El Peregrinaje de Claudia de 2013 travel blog


(I tried to load photos, but no luck; will post ASAP).

Llegué sin incidente a Bilbao el viernes, 17 de mayo, a las 4 de la tarde.

My trip across the pond was uneventful but sleepless. A few hours waiting at Madrid airport for the bus to Bilbao, then a restful ride of 4.5 hours in the rain and cold to Bilbao. Metro to within blocks of pensión where I was staying, but the hood on my poncho wouldn´t stay on so I arrived a bit bedraggled.

Settled in quickly and then off to get a phone and some supper. Enjoyed pintxos (that is Basque for tapas) at one of the millon pintxos bars in the neighborhood. Walked around a bit as the rain had let up and checked out the Casco Viejo, the original section of the city, where I was staying.

Next day, the Guggenheim Museum. Walked along the river on another rainy, cool morning to see this fantastic architectural work, and some art, too. ¨Wow¨ is really the only response to this building....AMAZING! Then onto the nearby Museo de Bellas Artes, also showing modern art. Walk back across central business and commercial district to regroup and find dinner.

Bought a rain hat! Enjoyed a delicious meal of grilled peppers, a salad with goat cheese medallions encrusted with almonds and oxtail stewed in Rioja wine. ¡Excelente!

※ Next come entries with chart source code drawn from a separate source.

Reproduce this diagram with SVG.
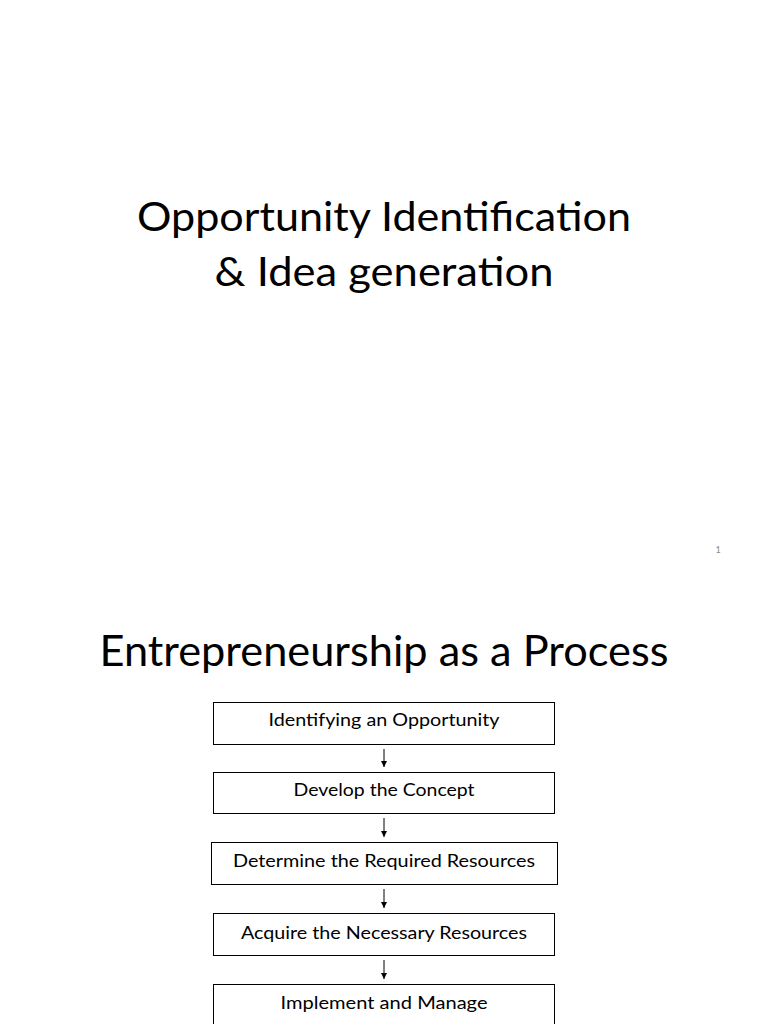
<svg xmlns="http://www.w3.org/2000/svg" width="768" height="1024" viewBox="0 0 768 1024">
<style>
.t{font-family:Lato,"Open Sans","Liberation Sans",sans-serif;fill:#000;text-anchor:middle}
.title{font-size:40px}
.lbl{font-size:18px}
.box{fill:#fff;stroke:#000;stroke-width:1}
.conn{stroke:#000;stroke-width:1;fill:none}
</style>
<defs>
<marker id="ah" viewBox="0 0 10 10" refX="10" refY="5" markerWidth="6" markerHeight="6" markerUnits="userSpaceOnUse" orient="auto">
<path d="M0,0 L10,5 L0,10 z" fill="#000"/>
</marker>
</defs>
<rect width="768" height="1024" fill="#fff"/>
<text class="t title" x="384" y="231" textLength="494" lengthAdjust="spacingAndGlyphs">Opportunity Identification</text>
<text class="t title" x="384" y="286" textLength="339" lengthAdjust="spacingAndGlyphs">&amp; Idea generation</text>
<text x="718" y="553" font-family="Lato,'Liberation Sans',sans-serif" font-size="9" fill="#888" text-anchor="middle">1</text>
<text class="t" x="384" y="666" font-size="42" textLength="569" lengthAdjust="spacingAndGlyphs">Entrepreneurship as a Process</text>
<g id="connectors">
<line class="conn" x1="384" y1="749" x2="384" y2="767" marker-end="url(#ah)"/>
<line class="conn" x1="384" y1="818" x2="384" y2="837" marker-end="url(#ah)"/>
<line class="conn" x1="384" y1="889" x2="384" y2="908" marker-end="url(#ah)"/>
<line class="conn" x1="384" y1="960" x2="384" y2="979" marker-end="url(#ah)"/>
</g>
<g id="n1"><rect class="box" x="213.5" y="702.5" width="341" height="42"/><text class="t lbl" x="384" y="726" textLength="231" lengthAdjust="spacingAndGlyphs">Identifying an Opportunity</text></g>
<g id="n2"><rect class="box" x="213.5" y="772.5" width="341" height="41"/><text class="t lbl" x="384" y="796" textLength="181" lengthAdjust="spacingAndGlyphs">Develop the Concept</text></g>
<g id="n3"><rect class="box" x="211.5" y="842.5" width="346" height="42"/><text class="t lbl" x="384" y="867" textLength="302" lengthAdjust="spacingAndGlyphs">Determine the Required Resources</text></g>
<g id="n4"><rect class="box" x="213.5" y="913.5" width="341" height="42"/><text class="t lbl" x="384" y="939" textLength="286" lengthAdjust="spacingAndGlyphs">Acquire the Necessary Resources</text></g>
<g id="n5"><rect class="box" x="213.5" y="984.5" width="341" height="45"/><text class="t lbl" x="384" y="1009" textLength="207" lengthAdjust="spacingAndGlyphs">Implement and Manage</text></g>
</svg>
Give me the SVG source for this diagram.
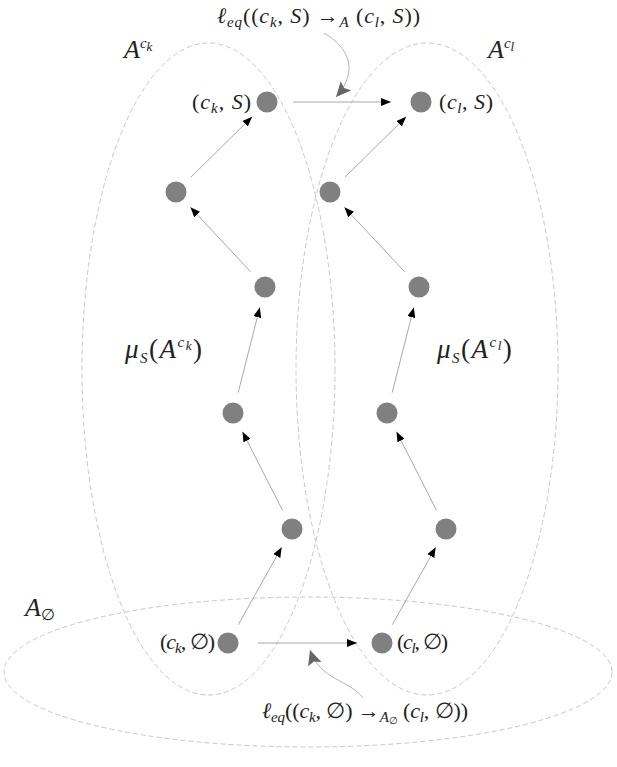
<svg xmlns="http://www.w3.org/2000/svg" width="617" height="767" viewBox="0 0 617 767">
<style>
.bg{fill:#ffffff}
.set{fill:none;stroke:#c8c8c8;stroke-width:1;stroke-dasharray:5,3}
.node{fill:#808080}
.edge{fill:none;stroke:#a8a8a8;stroke-width:1}
.ptr{fill:none;stroke:#b4b4b4;stroke-width:1}
text{font-family:"Liberation Serif","DejaVu Serif",serif;font-size:22px;fill:#222}
.i{font-style:italic}
.sub{font-size:15px;font-style:italic}
.big{font-size:26px}
.mu{font-size:27px;letter-spacing:1.5px}
</style>
<defs>
<marker id="ah" markerUnits="userSpaceOnUse" markerWidth="10" markerHeight="8" refX="10" refY="4" orient="auto">
<path d="M0,0 L10,4 L0,8 z" fill="#000"/>
</marker>
<marker id="ptrh" markerUnits="userSpaceOnUse" markerWidth="16" markerHeight="14" refX="15" refY="7" orient="auto">
<path d="M0,0 L15,7 L0,14 L3,7 z" fill="#666"/>
</marker>
</defs>
<rect class="bg" x="0" y="0" width="617" height="767"/>

<g id="sets">
<ellipse id="set-Ack" class="set" cx="208.5" cy="369" rx="126.5" ry="326"/>
<ellipse id="set-Acl" class="set" cx="427" cy="369" rx="131" ry="326"/>
<ellipse id="set-Aempty" class="set" cx="308" cy="672" rx="304" ry="75"/>
</g>

<g id="connectors">
<line class="edge" x1="238.3" y1="624.7" x2="281.7" y2="547.3" marker-end="url(#ah)"/>
<line class="edge" x1="282.5" y1="510.3" x2="242.5" y2="431.7" marker-end="url(#ah)"/>
<line class="edge" x1="238.2" y1="392.6" x2="259.8" y2="307.4" marker-end="url(#ah)"/>
<line class="edge" x1="250.6" y1="271.7" x2="190.4" y2="207.3" marker-end="url(#ah)"/>
<line class="edge" x1="190.9" y1="177.2" x2="252.1" y2="116.8" marker-end="url(#ah)"/>

<line class="edge" x1="392.3" y1="624.7" x2="435.7" y2="547.3" marker-end="url(#ah)"/>
<line class="edge" x1="436.5" y1="510.3" x2="396.5" y2="431.7" marker-end="url(#ah)"/>
<line class="edge" x1="392.2" y1="392.6" x2="413.8" y2="307.4" marker-end="url(#ah)"/>
<line class="edge" x1="404.6" y1="271.7" x2="344.4" y2="207.3" marker-end="url(#ah)"/>
<line class="edge" x1="344.9" y1="177.2" x2="406.1" y2="116.8" marker-end="url(#ah)"/>

<line class="edge" x1="293" y1="102" x2="391" y2="102" marker-end="url(#ah)"/>
<line class="edge" x1="258" y1="643" x2="357" y2="643" marker-end="url(#ah)"/>

<path class="ptr" d="M324,33 C348,47 360,70 336,97" marker-end="url(#ptrh)"/>
<path class="ptr" d="M363,698 C350,680 320,680 310,650" marker-end="url(#ptrh)"/>
</g>

<g id="node-ck-S"><circle class="node" cx="267" cy="102" r="10.5"/>
<text x="251" y="109" text-anchor="end" textLength="59" lengthAdjust="spacing">(<tspan class="i">c</tspan><tspan class="sub" dy="4">k</tspan><tspan dy="-4">, </tspan><tspan class="i">S</tspan>)</text></g>
<g id="node-ck-2"><circle class="node" cx="176" cy="192" r="10.5"/></g>
<g id="node-ck-3"><circle class="node" cx="265" cy="287" r="10.5"/></g>
<g id="node-ck-4"><circle class="node" cx="233" cy="413" r="10.5"/></g>
<g id="node-ck-5"><circle class="node" cx="292" cy="529" r="10.5"/></g>
<g id="node-ck-empty"><circle class="node" cx="228" cy="643" r="10.5"/>
<text x="215" y="649" text-anchor="end" textLength="55" lengthAdjust="spacing">(<tspan class="i">c</tspan><tspan class="sub" dy="4">k</tspan><tspan dy="-4">, ∅)</tspan></text></g>

<g id="node-cl-S"><circle class="node" cx="421" cy="102" r="10.5"/>
<text x="439" y="109" textLength="54" lengthAdjust="spacing">(<tspan class="i">c</tspan><tspan class="sub" dy="4">l</tspan><tspan dy="-4">, </tspan><tspan class="i">S</tspan>)</text></g>
<g id="node-cl-2"><circle class="node" cx="330" cy="192" r="10.5"/></g>
<g id="node-cl-3"><circle class="node" cx="419" cy="287" r="10.5"/></g>
<g id="node-cl-4"><circle class="node" cx="387" cy="413" r="10.5"/></g>
<g id="node-cl-5"><circle class="node" cx="446" cy="529" r="10.5"/></g>
<g id="node-cl-empty"><circle class="node" cx="382" cy="643" r="10.5"/>
<text x="397" y="649" textLength="51" lengthAdjust="spacing">(<tspan class="i">c</tspan><tspan class="sub" dy="4">l</tspan><tspan dy="-4">, ∅)</tspan></text></g>

<g id="labels">
<text x="217" y="23" textLength="203" lengthAdjust="spacing"><tspan class="i">ℓ</tspan><tspan class="sub" dy="4">eq</tspan><tspan dy="-4">((</tspan><tspan class="i">c</tspan><tspan class="sub" dy="4">k</tspan><tspan dy="-4">, </tspan><tspan class="i">S</tspan>) →<tspan class="sub" dy="4">A</tspan><tspan dy="-4"> (</tspan><tspan class="i">c</tspan><tspan class="sub" dy="4">l</tspan><tspan dy="-4">, </tspan><tspan class="i">S</tspan>))</text>
<text x="262" y="718" textLength="206" lengthAdjust="spacing"><tspan class="i">ℓ</tspan><tspan class="sub" dy="4">eq</tspan><tspan dy="-4">((</tspan><tspan class="i">c</tspan><tspan class="sub" dy="4">k</tspan><tspan dy="-4">, ∅) →</tspan><tspan class="sub" dy="4">A</tspan><tspan font-size="10" dy="2">∅</tspan><tspan dy="-6"> (</tspan><tspan class="i">c</tspan><tspan class="sub" dy="4">l</tspan><tspan dy="-4">, ∅))</tspan></text>
<text class="big" x="124" y="58"><tspan class="i">A</tspan><tspan class="sub" font-size="18" dy="-10">c</tspan><tspan font-size="13" font-style="italic" dy="3">k</tspan></text>
<text class="big" x="488" y="58"><tspan class="i">A</tspan><tspan class="sub" font-size="18" dy="-10">c</tspan><tspan font-size="13" font-style="italic" dy="3">l</tspan></text>
<text class="big" x="25" y="616"><tspan class="i">A</tspan><tspan font-size="16" dy="4">∅</tspan></text>
<text class="mu" x="125" y="358"><tspan class="i">μ</tspan><tspan class="sub" font-size="19" dy="5">S</tspan><tspan dy="-5">(</tspan><tspan class="i">A</tspan><tspan class="sub" font-size="18" dy="-11">c</tspan><tspan font-size="13" font-style="italic" dy="3">k</tspan><tspan dy="8">)</tspan></text>
<text class="mu" x="437" y="358"><tspan class="i">μ</tspan><tspan class="sub" font-size="19" dy="5">S</tspan><tspan dy="-5">(</tspan><tspan class="i">A</tspan><tspan class="sub" font-size="18" dy="-11">c</tspan><tspan font-size="13" font-style="italic" dy="3">l</tspan><tspan dy="8">)</tspan></text>
</g>
</svg>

On Sunday, I took all my stuff (despite all my efforts to reduce, my pack weighed about 23 pounds when I left Dallas) and caught the train to Gernika. This is the town made famous by Picasso in his painting of the same name (Guernica). The city was bombed by the Germans in April 1937 at the behest of Franco. This was during the Spanish Civil War and the Basques (Euskadi) were mostly in opposition to the fascist Franco. So, he had his buddies destroy this town which had been the site of Euskadi government for several hundred years. They rebuilt, but continued to suffer under the regime until after Franco´s death in 1975. I visited a museum dedicated to peace there and then, after a walkabout through town, caught another train.

These trains are commuter trains which stop every few minutes, so it takes a while to get anywhere. Plus, I had to change trains in order to get to San Sebastian, so that added about 50 minutes. Thanks to a kind Spanish lady, I learned the trick to accessing the outside bathroom when one is inside the turnstiles of the station and for where the train´s WC is as well. Small blessings mean so much on a trip like this!